▼▼▼
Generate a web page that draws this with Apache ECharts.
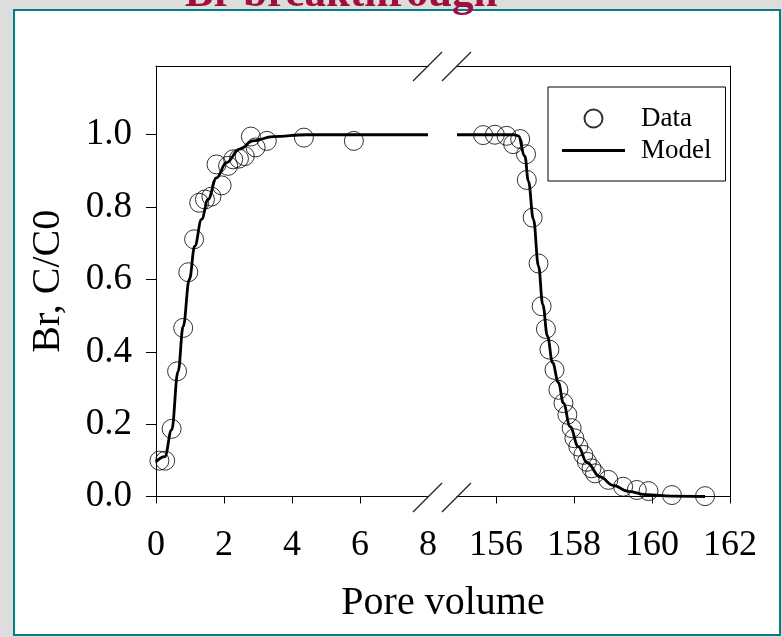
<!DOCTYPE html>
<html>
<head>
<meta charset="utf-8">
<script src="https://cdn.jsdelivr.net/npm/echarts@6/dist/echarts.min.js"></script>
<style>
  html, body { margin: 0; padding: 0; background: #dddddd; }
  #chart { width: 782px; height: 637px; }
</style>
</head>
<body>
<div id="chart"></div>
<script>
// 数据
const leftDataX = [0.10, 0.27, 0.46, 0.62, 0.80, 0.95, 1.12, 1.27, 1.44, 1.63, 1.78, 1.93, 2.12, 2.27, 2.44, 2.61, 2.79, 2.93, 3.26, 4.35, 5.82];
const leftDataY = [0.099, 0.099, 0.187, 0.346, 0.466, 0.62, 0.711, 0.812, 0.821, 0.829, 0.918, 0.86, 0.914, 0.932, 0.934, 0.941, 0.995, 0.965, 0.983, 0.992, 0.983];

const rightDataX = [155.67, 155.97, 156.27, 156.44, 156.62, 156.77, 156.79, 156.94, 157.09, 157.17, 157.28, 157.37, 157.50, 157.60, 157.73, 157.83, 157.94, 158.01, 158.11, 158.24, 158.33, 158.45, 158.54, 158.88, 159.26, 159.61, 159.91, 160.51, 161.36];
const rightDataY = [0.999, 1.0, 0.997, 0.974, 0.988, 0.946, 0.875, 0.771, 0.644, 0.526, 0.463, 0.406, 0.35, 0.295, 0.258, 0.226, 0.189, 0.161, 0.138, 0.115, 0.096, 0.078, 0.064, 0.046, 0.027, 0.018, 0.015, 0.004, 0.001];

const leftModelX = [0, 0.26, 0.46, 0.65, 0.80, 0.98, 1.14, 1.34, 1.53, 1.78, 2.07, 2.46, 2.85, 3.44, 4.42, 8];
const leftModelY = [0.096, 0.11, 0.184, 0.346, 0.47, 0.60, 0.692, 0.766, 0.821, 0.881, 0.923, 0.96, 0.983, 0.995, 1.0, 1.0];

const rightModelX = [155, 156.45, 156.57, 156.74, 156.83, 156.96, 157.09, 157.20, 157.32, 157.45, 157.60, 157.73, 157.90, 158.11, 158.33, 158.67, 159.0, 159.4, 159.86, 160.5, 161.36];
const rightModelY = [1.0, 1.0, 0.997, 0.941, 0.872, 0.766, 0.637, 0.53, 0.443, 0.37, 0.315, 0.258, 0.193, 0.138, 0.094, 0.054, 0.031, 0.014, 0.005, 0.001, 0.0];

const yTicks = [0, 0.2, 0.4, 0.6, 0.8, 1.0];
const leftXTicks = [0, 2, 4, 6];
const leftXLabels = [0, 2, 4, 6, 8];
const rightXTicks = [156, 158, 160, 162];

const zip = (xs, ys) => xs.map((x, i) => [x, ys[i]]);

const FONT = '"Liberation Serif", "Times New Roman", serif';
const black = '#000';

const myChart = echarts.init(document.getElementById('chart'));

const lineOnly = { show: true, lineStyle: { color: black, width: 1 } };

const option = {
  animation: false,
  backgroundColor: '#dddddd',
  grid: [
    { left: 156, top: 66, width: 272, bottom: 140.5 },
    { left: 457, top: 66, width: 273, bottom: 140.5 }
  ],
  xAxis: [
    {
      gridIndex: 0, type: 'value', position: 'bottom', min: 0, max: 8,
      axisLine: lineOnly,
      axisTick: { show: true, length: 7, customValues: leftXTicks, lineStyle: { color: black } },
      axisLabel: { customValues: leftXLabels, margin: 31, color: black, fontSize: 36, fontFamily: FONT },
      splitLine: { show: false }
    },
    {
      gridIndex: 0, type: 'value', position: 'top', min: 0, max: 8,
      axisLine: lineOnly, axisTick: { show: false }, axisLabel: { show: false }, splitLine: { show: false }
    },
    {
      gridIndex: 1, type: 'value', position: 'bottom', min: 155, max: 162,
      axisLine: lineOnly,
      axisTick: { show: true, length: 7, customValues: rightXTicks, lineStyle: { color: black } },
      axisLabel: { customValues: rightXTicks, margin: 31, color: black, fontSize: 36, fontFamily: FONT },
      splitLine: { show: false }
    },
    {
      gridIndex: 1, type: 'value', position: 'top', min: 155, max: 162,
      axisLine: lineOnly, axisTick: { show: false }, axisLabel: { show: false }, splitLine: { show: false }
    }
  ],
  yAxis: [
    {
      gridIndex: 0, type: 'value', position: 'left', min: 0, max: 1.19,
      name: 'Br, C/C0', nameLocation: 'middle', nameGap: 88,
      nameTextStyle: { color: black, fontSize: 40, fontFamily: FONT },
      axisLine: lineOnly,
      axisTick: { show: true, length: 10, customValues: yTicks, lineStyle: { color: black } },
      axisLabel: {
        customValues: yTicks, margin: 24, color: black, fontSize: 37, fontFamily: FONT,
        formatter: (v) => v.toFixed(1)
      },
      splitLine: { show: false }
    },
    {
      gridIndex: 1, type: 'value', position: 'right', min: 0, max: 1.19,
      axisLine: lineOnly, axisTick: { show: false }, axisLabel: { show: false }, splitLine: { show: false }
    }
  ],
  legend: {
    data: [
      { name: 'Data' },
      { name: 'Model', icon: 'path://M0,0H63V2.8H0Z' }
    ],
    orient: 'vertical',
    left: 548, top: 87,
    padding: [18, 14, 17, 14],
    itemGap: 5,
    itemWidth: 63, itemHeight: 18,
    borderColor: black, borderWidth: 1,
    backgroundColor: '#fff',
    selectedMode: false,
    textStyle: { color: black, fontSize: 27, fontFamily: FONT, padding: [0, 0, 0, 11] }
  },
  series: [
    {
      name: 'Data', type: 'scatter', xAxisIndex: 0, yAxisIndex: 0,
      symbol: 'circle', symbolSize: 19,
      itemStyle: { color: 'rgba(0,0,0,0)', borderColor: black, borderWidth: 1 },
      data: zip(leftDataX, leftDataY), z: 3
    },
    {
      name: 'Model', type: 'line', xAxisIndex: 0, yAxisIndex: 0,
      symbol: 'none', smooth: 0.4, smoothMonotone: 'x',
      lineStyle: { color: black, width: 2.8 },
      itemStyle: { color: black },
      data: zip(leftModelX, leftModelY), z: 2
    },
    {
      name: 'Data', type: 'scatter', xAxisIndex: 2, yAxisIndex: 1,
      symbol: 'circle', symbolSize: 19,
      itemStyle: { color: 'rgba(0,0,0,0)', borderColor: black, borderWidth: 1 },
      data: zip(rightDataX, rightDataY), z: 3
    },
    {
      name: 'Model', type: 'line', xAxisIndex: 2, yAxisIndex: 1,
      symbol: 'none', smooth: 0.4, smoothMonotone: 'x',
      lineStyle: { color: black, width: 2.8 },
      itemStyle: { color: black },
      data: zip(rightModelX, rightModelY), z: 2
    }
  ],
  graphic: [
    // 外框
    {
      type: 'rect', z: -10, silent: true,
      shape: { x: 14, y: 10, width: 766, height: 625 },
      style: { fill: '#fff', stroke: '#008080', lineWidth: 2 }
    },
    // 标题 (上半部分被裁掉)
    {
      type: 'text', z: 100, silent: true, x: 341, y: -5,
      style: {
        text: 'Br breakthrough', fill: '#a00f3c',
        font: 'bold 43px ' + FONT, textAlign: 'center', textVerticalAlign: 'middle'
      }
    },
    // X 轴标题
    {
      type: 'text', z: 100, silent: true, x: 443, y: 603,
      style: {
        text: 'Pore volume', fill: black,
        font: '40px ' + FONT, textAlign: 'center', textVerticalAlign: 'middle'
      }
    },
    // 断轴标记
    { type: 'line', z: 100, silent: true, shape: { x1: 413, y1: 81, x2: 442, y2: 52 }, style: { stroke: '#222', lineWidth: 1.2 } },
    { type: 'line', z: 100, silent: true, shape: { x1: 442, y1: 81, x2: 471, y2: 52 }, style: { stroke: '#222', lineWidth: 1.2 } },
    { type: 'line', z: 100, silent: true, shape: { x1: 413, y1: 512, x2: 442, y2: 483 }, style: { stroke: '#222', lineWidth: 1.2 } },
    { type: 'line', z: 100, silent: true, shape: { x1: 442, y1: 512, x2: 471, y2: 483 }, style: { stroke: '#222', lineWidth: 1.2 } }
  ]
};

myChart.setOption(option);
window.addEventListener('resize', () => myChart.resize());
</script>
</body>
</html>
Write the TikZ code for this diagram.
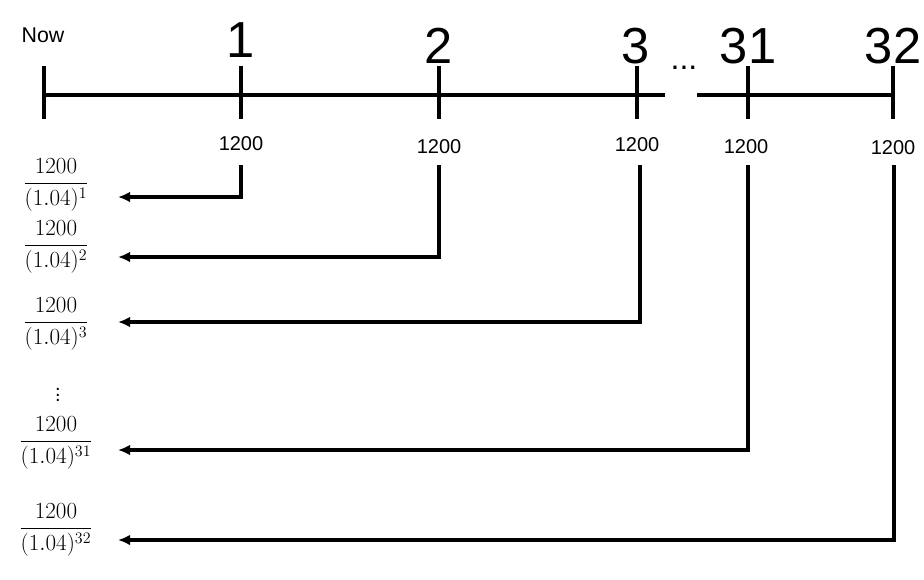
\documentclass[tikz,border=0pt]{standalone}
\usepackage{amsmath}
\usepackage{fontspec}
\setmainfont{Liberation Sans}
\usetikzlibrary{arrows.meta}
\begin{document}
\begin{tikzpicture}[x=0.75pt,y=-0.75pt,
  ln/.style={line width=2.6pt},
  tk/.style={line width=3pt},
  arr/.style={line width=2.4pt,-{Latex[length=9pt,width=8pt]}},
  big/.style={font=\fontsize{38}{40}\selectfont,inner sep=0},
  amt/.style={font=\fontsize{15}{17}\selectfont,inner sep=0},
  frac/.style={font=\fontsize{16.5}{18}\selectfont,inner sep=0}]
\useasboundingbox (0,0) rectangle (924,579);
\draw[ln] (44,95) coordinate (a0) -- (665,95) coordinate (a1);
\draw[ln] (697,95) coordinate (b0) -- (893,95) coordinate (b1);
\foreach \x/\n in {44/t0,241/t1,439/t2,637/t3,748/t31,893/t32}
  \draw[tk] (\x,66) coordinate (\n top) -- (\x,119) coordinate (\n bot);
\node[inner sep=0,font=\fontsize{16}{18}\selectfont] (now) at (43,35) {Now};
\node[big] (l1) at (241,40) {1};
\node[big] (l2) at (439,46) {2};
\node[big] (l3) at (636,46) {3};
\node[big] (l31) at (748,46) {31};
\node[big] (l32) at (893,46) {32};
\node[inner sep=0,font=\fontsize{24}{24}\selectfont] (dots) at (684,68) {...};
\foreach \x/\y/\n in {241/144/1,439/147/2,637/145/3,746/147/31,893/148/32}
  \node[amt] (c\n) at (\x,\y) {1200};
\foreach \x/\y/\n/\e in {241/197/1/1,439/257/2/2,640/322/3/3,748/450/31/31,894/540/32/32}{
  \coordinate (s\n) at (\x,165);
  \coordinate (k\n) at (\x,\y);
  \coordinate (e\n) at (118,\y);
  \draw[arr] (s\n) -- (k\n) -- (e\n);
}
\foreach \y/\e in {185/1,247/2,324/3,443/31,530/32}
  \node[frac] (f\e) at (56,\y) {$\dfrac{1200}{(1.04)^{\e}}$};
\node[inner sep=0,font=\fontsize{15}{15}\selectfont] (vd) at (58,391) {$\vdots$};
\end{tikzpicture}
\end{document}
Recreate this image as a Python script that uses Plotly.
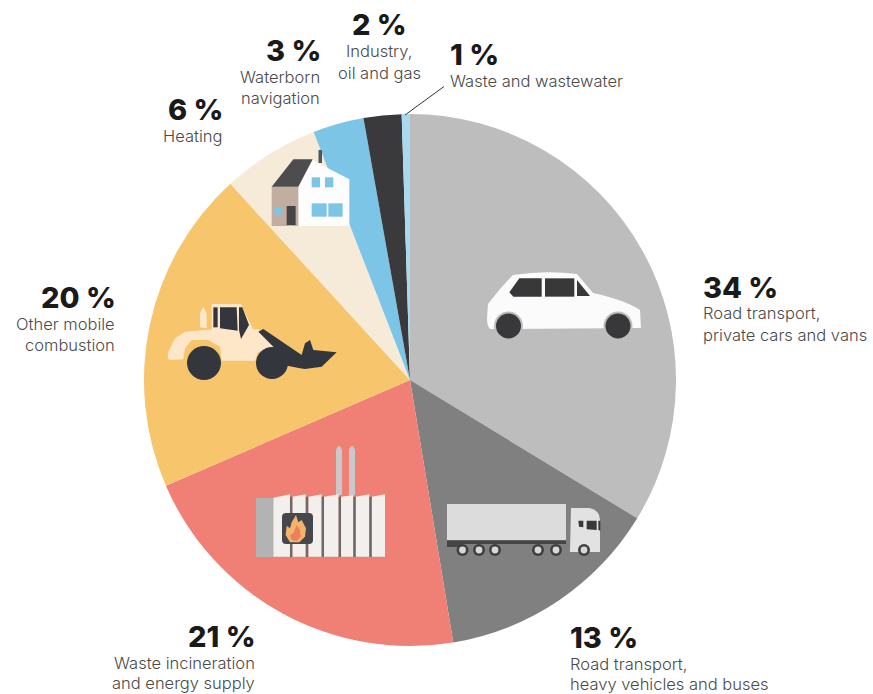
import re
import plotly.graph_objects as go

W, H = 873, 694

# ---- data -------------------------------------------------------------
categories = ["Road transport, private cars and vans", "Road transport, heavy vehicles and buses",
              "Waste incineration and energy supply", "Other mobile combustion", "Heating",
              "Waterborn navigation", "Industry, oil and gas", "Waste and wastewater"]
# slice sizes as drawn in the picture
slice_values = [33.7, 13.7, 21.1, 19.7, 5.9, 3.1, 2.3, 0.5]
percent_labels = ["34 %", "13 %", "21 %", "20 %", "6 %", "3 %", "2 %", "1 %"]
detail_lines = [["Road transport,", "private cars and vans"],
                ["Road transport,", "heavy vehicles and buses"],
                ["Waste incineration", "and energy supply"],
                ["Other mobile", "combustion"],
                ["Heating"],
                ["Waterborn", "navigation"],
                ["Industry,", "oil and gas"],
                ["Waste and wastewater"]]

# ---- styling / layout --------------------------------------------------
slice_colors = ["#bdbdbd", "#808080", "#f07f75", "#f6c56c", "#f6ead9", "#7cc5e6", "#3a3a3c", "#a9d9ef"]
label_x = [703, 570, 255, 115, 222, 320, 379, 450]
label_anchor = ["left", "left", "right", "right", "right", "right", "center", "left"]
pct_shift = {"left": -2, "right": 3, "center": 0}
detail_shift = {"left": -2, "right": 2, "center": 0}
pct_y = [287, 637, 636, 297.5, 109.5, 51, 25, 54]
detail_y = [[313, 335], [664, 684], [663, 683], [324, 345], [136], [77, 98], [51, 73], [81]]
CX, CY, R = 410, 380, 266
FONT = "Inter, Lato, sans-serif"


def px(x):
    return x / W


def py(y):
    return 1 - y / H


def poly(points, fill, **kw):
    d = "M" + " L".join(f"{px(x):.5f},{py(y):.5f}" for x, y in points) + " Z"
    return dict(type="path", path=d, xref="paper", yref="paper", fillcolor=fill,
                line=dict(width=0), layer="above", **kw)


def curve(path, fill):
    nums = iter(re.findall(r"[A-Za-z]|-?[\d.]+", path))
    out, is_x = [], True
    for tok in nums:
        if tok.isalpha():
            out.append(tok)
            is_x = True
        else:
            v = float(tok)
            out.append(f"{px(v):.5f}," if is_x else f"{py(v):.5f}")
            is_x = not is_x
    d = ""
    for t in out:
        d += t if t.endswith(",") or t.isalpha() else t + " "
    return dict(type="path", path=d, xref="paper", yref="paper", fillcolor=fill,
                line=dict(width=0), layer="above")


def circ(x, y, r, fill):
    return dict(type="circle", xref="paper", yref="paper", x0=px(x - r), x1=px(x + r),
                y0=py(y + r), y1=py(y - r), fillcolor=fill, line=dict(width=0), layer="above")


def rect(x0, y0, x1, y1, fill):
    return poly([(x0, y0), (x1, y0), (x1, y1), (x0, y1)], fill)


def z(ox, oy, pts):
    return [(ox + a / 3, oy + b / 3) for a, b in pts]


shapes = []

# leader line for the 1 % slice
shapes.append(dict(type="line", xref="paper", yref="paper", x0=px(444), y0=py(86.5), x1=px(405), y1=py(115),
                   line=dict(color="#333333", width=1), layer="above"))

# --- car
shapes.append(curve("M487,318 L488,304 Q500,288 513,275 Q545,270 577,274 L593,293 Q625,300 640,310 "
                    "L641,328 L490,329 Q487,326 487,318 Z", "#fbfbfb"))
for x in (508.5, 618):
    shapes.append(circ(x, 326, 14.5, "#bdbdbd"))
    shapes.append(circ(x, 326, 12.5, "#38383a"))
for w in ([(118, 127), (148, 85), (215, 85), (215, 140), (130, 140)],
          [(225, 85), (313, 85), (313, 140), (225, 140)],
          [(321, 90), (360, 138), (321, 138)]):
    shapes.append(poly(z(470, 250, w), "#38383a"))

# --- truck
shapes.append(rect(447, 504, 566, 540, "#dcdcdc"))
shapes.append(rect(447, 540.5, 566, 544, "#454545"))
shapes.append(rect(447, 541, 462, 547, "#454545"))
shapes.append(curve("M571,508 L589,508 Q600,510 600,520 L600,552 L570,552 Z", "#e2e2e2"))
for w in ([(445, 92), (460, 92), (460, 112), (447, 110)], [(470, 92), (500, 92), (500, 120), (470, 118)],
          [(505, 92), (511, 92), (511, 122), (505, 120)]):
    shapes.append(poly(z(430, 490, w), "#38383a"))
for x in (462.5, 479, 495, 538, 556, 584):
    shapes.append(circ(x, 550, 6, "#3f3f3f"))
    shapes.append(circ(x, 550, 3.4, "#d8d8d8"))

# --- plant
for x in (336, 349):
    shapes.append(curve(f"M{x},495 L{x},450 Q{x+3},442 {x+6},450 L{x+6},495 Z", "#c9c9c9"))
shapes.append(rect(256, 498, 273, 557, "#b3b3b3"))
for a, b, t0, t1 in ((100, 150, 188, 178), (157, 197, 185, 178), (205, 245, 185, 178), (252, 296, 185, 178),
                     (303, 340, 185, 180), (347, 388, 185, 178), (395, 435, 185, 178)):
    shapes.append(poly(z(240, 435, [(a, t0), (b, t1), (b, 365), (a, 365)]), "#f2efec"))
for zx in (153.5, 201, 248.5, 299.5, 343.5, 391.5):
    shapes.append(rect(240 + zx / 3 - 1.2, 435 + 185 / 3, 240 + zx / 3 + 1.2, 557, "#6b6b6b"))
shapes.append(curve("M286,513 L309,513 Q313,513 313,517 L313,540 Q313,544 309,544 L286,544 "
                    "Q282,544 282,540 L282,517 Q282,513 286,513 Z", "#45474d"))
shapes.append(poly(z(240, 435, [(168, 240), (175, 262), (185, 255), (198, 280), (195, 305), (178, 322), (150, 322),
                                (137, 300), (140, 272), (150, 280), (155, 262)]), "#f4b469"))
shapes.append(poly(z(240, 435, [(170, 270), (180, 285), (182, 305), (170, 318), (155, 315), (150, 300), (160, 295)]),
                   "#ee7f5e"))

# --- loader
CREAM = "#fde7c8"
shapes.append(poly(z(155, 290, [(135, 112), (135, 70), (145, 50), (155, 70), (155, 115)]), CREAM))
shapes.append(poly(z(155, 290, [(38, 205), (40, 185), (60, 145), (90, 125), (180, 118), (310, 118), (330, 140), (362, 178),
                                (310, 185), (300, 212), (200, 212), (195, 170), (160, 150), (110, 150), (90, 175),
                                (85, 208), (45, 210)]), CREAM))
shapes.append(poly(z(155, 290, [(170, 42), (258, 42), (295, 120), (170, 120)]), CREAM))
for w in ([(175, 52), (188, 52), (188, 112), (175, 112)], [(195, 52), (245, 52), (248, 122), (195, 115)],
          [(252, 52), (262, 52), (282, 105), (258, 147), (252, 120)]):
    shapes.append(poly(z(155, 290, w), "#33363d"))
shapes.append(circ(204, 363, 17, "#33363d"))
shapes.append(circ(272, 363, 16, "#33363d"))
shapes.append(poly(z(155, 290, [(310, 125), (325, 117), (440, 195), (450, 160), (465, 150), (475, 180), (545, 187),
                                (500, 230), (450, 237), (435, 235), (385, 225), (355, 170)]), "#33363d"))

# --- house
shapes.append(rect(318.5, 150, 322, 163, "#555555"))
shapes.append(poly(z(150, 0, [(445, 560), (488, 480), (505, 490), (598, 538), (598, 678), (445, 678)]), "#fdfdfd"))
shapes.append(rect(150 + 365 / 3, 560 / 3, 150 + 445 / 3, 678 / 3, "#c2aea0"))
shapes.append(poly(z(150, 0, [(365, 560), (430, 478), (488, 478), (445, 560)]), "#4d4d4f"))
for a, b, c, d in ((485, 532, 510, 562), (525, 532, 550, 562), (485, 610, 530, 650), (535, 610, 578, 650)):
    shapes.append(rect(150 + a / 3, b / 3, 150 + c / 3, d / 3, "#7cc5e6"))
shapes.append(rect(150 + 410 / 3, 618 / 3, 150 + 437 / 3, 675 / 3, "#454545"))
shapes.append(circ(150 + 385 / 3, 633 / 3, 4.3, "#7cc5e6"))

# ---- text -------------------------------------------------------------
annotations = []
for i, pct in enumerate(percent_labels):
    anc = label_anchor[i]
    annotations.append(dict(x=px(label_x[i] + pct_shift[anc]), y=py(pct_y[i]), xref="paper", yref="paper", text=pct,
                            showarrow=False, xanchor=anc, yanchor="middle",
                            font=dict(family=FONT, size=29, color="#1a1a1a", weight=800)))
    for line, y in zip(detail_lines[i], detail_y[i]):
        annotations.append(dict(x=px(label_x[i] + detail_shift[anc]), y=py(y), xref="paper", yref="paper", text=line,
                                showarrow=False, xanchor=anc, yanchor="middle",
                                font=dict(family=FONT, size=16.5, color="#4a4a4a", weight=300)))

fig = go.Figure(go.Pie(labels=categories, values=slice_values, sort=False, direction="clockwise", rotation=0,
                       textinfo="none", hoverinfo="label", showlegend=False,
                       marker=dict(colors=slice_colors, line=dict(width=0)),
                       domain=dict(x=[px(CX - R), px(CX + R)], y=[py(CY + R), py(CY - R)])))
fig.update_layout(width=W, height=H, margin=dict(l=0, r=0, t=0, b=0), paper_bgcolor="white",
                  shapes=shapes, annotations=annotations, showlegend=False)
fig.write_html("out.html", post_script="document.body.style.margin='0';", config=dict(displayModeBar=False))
▲▲▲
* Aim of the exercise: Show every line in the entries where the string "this" occurs.

* Reply:
Generate a web page that draws this with Apache ECharts.
Write the TikZ code for this diagram.
Recreate this image as a Python script that uses Plotly.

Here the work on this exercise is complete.